Éste es un caso en el que todos, salvo Hillary Rodham Clinton, que ha dado pruebas de una serenidad, lealtad y dignidad más allá de toda ponderación, salen extraordinariamente malparados. Primero, está una coalición de hecho de enemigos irreconciliables del presidente, formada por ultraderechistas para los que la moral es una vía angosta de imposible tránsito hasta para los ángeles, intereses económicos a los que no gustaba que Clinton pensara en excentricidades europeas como la pretensión de establecer una seguridad social para todos y oportunistas del partido republicano que aspiran a maniatarle durante el resto de su segundo mandato para dificultar la posibilidad de que otro demócrata, el vicepresidente Al Gore, le suceda y encontrarse así con la amenaza de hasta 16 años seguidos de presidencia en manos del partido rival.

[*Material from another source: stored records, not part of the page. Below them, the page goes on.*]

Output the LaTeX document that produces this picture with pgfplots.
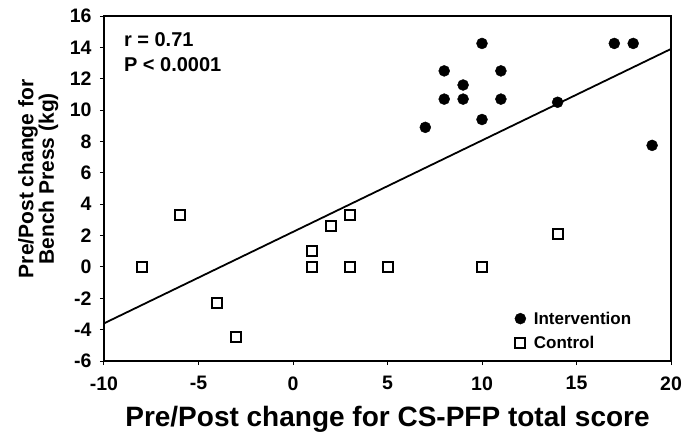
\documentclass[border=0pt]{standalone}
\usepackage{fontspec}
\setmainfont{Liberation Sans}
\usepackage{pgfplots}
\pgfplotsset{compat=1.18}

\begin{document}
\begin{tikzpicture}[x=1pt,y=1pt]
\begin{axis}[
    name=ax,
    at={(0,0)}, anchor=south west,
    scale only axis,
    width=567pt, height=345pt,
    xmin=-10, xmax=20, ymin=-6, ymax=16,
    xtick={-10,-5,...,20},
    ytick={-6,-4,...,16},
    tick align=outside,
    major tick length=4pt,
    xtick pos=bottom, ytick pos=left,
    axis line style={line width=1.3pt},
    tick style={line width=1pt, black},
    /pgf/number format/assume math mode=true,
    ticklabel style={font=\fontsize{19.5}{19.5}\selectfont\bfseries},
    xticklabel style={yshift=-8pt},
    yticklabel style={xshift=-5pt},
    xlabel={Pre/Post change for CS-PFP total score},
    xlabel style={font=\fontsize{28}{28}\selectfont\bfseries,
        at={(axis description cs:0.5,-0.168)}, anchor=center},
    ylabel={Pre/Post change for\\Bench Press (kg)},
    ylabel style={align=center, font=\fontsize{21}{18.5}\selectfont\bfseries,
        at={(axis description cs:-0.116,0.528)}, anchor=center},
    legend style={draw=none, fill=none,
        at={(axis description cs:0.719,0.155)}, anchor=north west,
        font=\fontsize{17}{17}\selectfont\bfseries,
        row sep=7pt, column sep=6pt},
    legend cell align=left,
]
% intervention
\addplot[only marks, mark=*, mark size=5.5pt, black] coordinates {
    (7,8.9) (8,12.5) (8,10.7) (9,11.6) (9,10.7) (10,14.25) (10,9.4)
    (11,12.5) (11,10.7) (14,10.5) (17,14.25) (18,14.25) (19,7.75)
};
\addlegendentry{Intervention}
% control
\addplot[only marks, mark=square, mark size=5pt, line width=2pt, black] coordinates {
    (-8,0) (-6,3.33) (-4,-2.3) (-3,-4.5) (1,1.0) (1,0) (2,2.6)
    (3,3.33) (3,0) (5,0) (10,0) (14,2.1)
};
\addlegendentry{Control}
% regression line
\addplot[line width=1.8pt, black, no marks, forget plot] coordinates {(-10,-3.6) (20,13.9)};
\node[anchor=base west, inner sep=0, font=\fontsize{20}{20}\selectfont\bfseries]
    at (axis description cs:0.035,0.912) {r = 0.71};
\node[anchor=base west, inner sep=0, font=\fontsize{20}{20}\selectfont\bfseries]
    at (axis description cs:0.035,0.84) {P < 0.0001};
\end{axis}
\pgfresetboundingbox
\path (-104,-71) rectangle (578,361);
\end{tikzpicture}
\end{document}
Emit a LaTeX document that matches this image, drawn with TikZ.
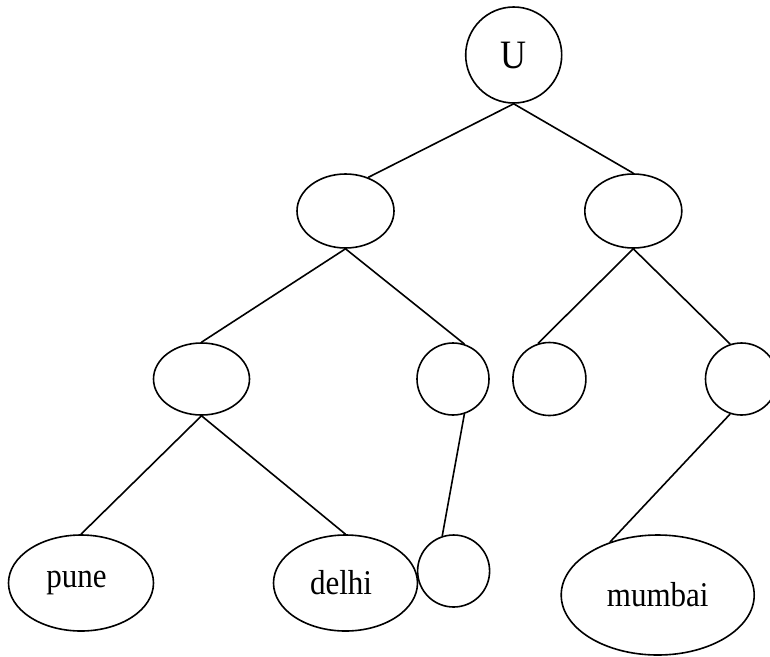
\documentclass[tikz,border=0pt]{standalone}
\usepackage{fontspec}
\usepackage{graphicx}
\setmainfont{Liberation Serif}
\usetikzlibrary{shapes.geometric}
\newcommand{\tallword}[1]{\scalebox{1}[1.12]{#1}}
\tikzset{
    tree-circle/.style = {draw, circle, line width=1.6pt, inner sep=0pt, font=\fontsize{36}{40}\selectfont},
    tree-oval/.style = {draw, ellipse, line width=1.6pt, inner sep=0pt, font=\fontsize{31}{36}\selectfont},
    tree-edge/.style = {line width=1.6pt},
}

\begin{document}
\begin{tikzpicture}[x=1pt, y=-1pt]
\useasboundingbox (0,0) rectangle (770,656);
% root
\node [tree-circle, minimum size=96pt] (U) at (513.7,55) {\tallword{U}};
% first level
\node [tree-oval, minimum width=97pt, minimum height=74pt] (l1) at (345.5,211) {};
\node [tree-oval, minimum width=97pt, minimum height=74pt] (r1) at (633.3,211) {};
% second level
\node [tree-oval, minimum width=96pt, minimum height=72pt] (l2) at (201.5,379) {};
\node [tree-circle, minimum size=72pt] (a) at (453,379) {};
\node [tree-circle, minimum size=73pt] (b) at (549.4,379) {};
\node [tree-circle, minimum size=72pt] (c) at (741.5,379) {};
% leaves
\node [tree-oval, minimum width=145pt, minimum height=96pt] (pune) at (81,583) {\tallword{pune}\hspace*{9pt}};
\node [tree-oval, minimum width=144pt, minimum height=96pt] (delhi) at (345.5,583) {\tallword{delhi}\hspace*{9pt}};
\node [tree-circle, minimum size=72pt] (d) at (453.6,571) {};
\node [tree-oval, minimum width=193pt, minimum height=120pt] (mumbai) at (657.7,595) {\tallword{mumbai}};

\draw [tree-edge] (U.south) -- (l1.56);
\draw [tree-edge] (U.south) -- (r1.north);
\draw [tree-edge] (l1.south) -- (l2.north);
\draw [tree-edge] (l1.south) -- (a.72);
\draw [tree-edge] (r1.south) -- (b.108);
\draw [tree-edge] (r1.south) -- (c.108);
\draw [tree-edge] (l2.south) -- (pune.north);
\draw [tree-edge] (l2.south) -- (delhi.north);
\draw [tree-edge] (a.-72) -- (d.108);
\draw [tree-edge] (c.252) -- (mumbai.132);
\end{tikzpicture}
\end{document}
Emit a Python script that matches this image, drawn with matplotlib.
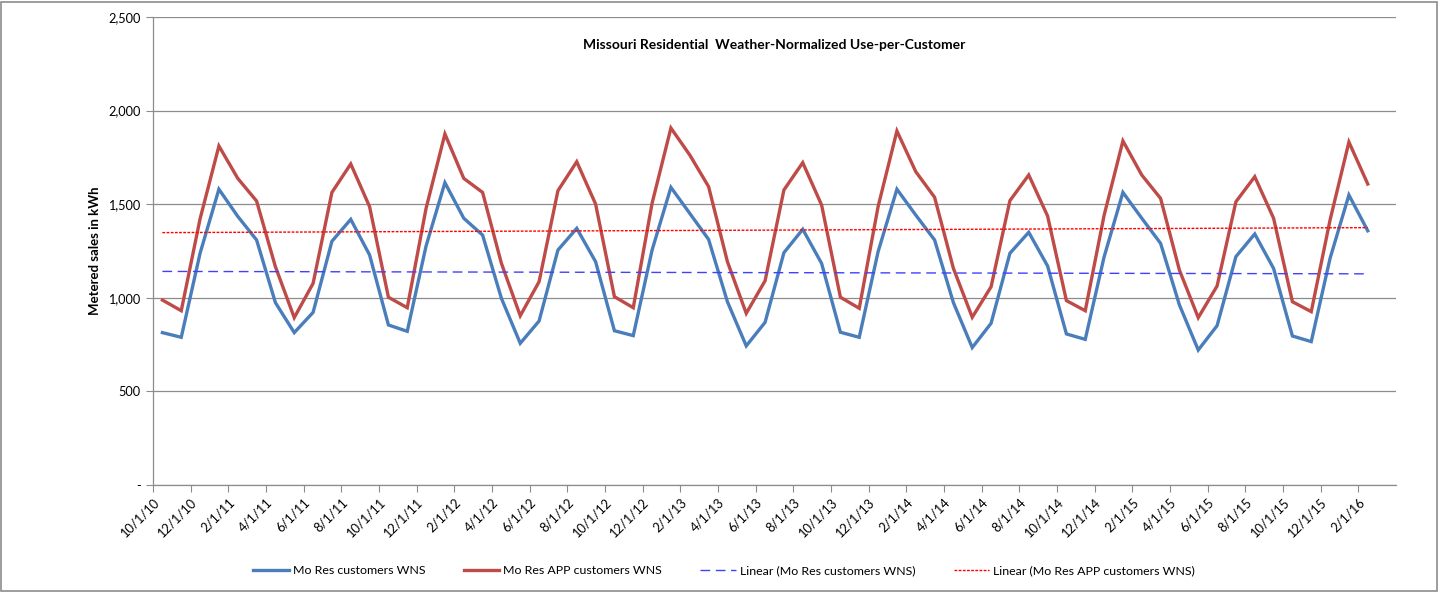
import numpy as np
import matplotlib
matplotlib.use("Agg")
import matplotlib.pyplot as plt
from matplotlib.patches import Rectangle

plt.rcParams['font.family'] = ['Lato', 'DejaVu Sans']

# Monthly values, 10/1/10 .. 2/1/16 (65 months)
res_wns = [814, 789, 1238, 1580, 1435, 1309, 974, 814, 922, 1302, 1419, 1229,
           855, 821, 1277, 1615, 1425, 1335, 997, 757, 876, 1255, 1371, 1193,
           824, 798, 1255, 1590, 1451, 1312, 979, 743, 869, 1241, 1366, 1184,
           816, 789, 1246, 1580, 1442, 1309, 974, 734, 864, 1238, 1350, 1170,
           807, 778, 1218, 1563, 1425, 1291, 962, 721, 851, 1220, 1341, 1157,
           796, 766, 1211, 1549, 1358]
app_wns = [988, 931, 1422, 1811, 1638, 1517, 1166, 894, 1077, 1563, 1715, 1487,
           1003, 947, 1478, 1875, 1638, 1563, 1184, 904, 1086, 1572, 1727, 1501,
           1006, 947, 1505, 1907, 1763, 1594, 1193, 917, 1091, 1576, 1722, 1496,
           1003, 944, 1487, 1891, 1674, 1537, 1157, 896, 1059, 1519, 1656, 1437,
           985, 931, 1440, 1838, 1656, 1531, 1148, 894, 1063, 1513, 1647, 1425,
           979, 926, 1416, 1832, 1608]

tick_labels = ['10/1/10', '12/1/10', '2/1/11', '4/1/11', '6/1/11', '8/1/11', '10/1/11',
               '12/1/11', '2/1/12', '4/1/12', '6/1/12', '8/1/12', '10/1/12', '12/1/12',
               '2/1/13', '4/1/13', '6/1/13', '8/1/13', '10/1/13', '12/1/13', '2/1/14',
               '4/1/14', '6/1/14', '8/1/14', '10/1/14', '12/1/14', '2/1/15', '4/1/15',
               '6/1/15', '8/1/15', '10/1/15', '12/1/15', '2/1/16']

series_names = ['Mo Res customers WNS', 'Mo Res APP customers WNS',
                'Linear (Mo Res customers WNS)', 'Linear (Mo Res APP customers WNS)']

x = np.arange(len(res_wns))

fig = plt.figure(figsize=(14.4, 5.92), dpi=100)
ax = fig.add_axes([153/1440, 1 - 485/592, (1396 - 153)/1440, (485 - 17)/592])

grid_c = '#8c8c8c'
ax.set_ylim(0, 2500)
ax.set_xlim(-0.5, 65.5)
ax.set_yticks(np.arange(0, 2501, 500))
ax.set_yticklabels(['-', '500', '1,000', '1,500', '2,000', '2,500'])
ax.yaxis.grid(True, color=grid_c, linewidth=0.9)
ax.set_axisbelow(True)

blue = '#4A7EBB'
red = '#BE4B48'
l1, = ax.plot(x, res_wns, color=blue, lw=2.4, label=series_names[0], solid_joinstyle='miter')
l2, = ax.plot(x, app_wns, color=red, lw=2.4, label=series_names[1], solid_joinstyle='miter')

c1 = np.polyfit(x, res_wns, 1)
c2 = np.polyfit(x, app_wns, 1)
l3, = ax.plot(x, np.polyval(c1, x), color='#4040FF', lw=1.0, ls=(0, (7, 4)), label=series_names[2])
l4, = ax.plot(x, np.polyval(c2, x), color='#FF0000', lw=1.0, ls=(0, (2, 1)), label=series_names[3])

ticks_pos = np.arange(len(tick_labels)) * 2 - 0.5
ax.set_xticks(ticks_pos)
ax.set_xticklabels(tick_labels, rotation=45, ha='right', rotation_mode='anchor', fontsize=9.3)
ax.tick_params(axis='x', length=5, color=grid_c, pad=3)
ax.tick_params(axis='y', length=5, color=grid_c, labelsize=9.2, pad=4)

for s in ['top', 'right']:
    ax.spines[s].set_visible(False)
for s in ['left', 'bottom']:
    ax.spines[s].set_color(grid_c)
    ax.spines[s].set_linewidth(0.9)

ax.set_ylabel('Metered sales in kWh', fontsize=9.5, fontweight='bold', labelpad=5)
ax.text(0.5, 0.94, 'Missouri Residential  Weather-Normalized Use-per-Customer',
        transform=ax.transAxes, ha='center', va='center', fontsize=10, fontweight='bold')

fig.legend(handles=[l1, l2, l3, l4], loc='center', bbox_to_anchor=(724/1440, 1 - 571/592),
           ncol=4, frameon=False, fontsize=8.9, columnspacing=3.1, handlelength=2.9,
           handletextpad=0.3)

fig.patches.append(Rectangle((1/1440, 1/592), 1436/1440, 589/592, transform=fig.transFigure,
                             fill=False, edgecolor='#8c8c8c', linewidth=1.2))

fig.savefig('out.png', dpi=100)
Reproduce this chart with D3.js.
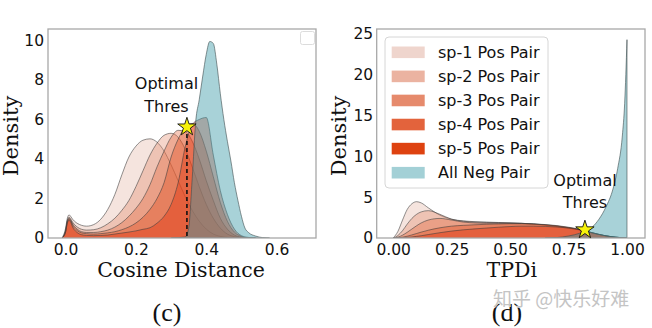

A continuación está el propio Clinton que, seguramente, tenía buenas probabilidades de pasar página, como pretende ahora, si hubiera reconocido a tiempo su affaire con Lewinsky y se hubiera excusado por ello, o cuando menos, no hubiera hecho espectáculo de su desmentido. Pero su innata facilidad para salir de todo tipo de embrollos ha sido mala consejera esta vez, y la mentira pública, comprensible desde una óptica puramente humana, pero imposible de justificar en ese punto de tan difícil establecimiento en el que la vivencia personal se confunde con la actuación oficial, le perseguirá con toda seguridad durante el resto de su mandato. Pero, por último, lo peor de todo es el efecto que un asunto que la habitual tolerancia europea en cuestiones de moral íntima calificaría seguramente de trivial, ha causado ya un daño irreparable a la presidencia de Clinton. El semanario Time hablaba ya, inmediatamente antes de la deposición del hombre de la Casa Blanca, de un mandato "con las manos atadas en el exterior y una agenda destruida en lo interior". Sin comerlo ni beberlo, el proceso de paz árabe-israelí, la profusa complicación de los Balcanes, la pelea sostenida de Estados Unidos con Irak y la propia expectativa del África negra, que Clinton tanto decía llevar en el corazón, son cuestiones hoy dejadas de la mano de Dios, o en las que, más grave aún, puede darse una intervención presidencial guiada antes por conveniencias domésticas -en sentido estricto y en el figurado- que por razones más objetivas.
A la espera del informe que el fiscal especial del caso, Kenneth Starr, deberá redactar teniendo en cuenta las opiniones del gran jurado, es prematuro juzgar qué probabilidades hay de un proceso político contra Clinton, que pudiera derivar en su separación del cargo. La opinión no parece hoy inclinada a extremosidades, aunque el mañana está siempre por escribir. De lo que no cabe ninguna duda es de que un presidente tan cargado de ambición y de promesas ha malgastado ya gran parte de su capital simbólico. Una verdadera tragedia americana: tan casera pero tan universal.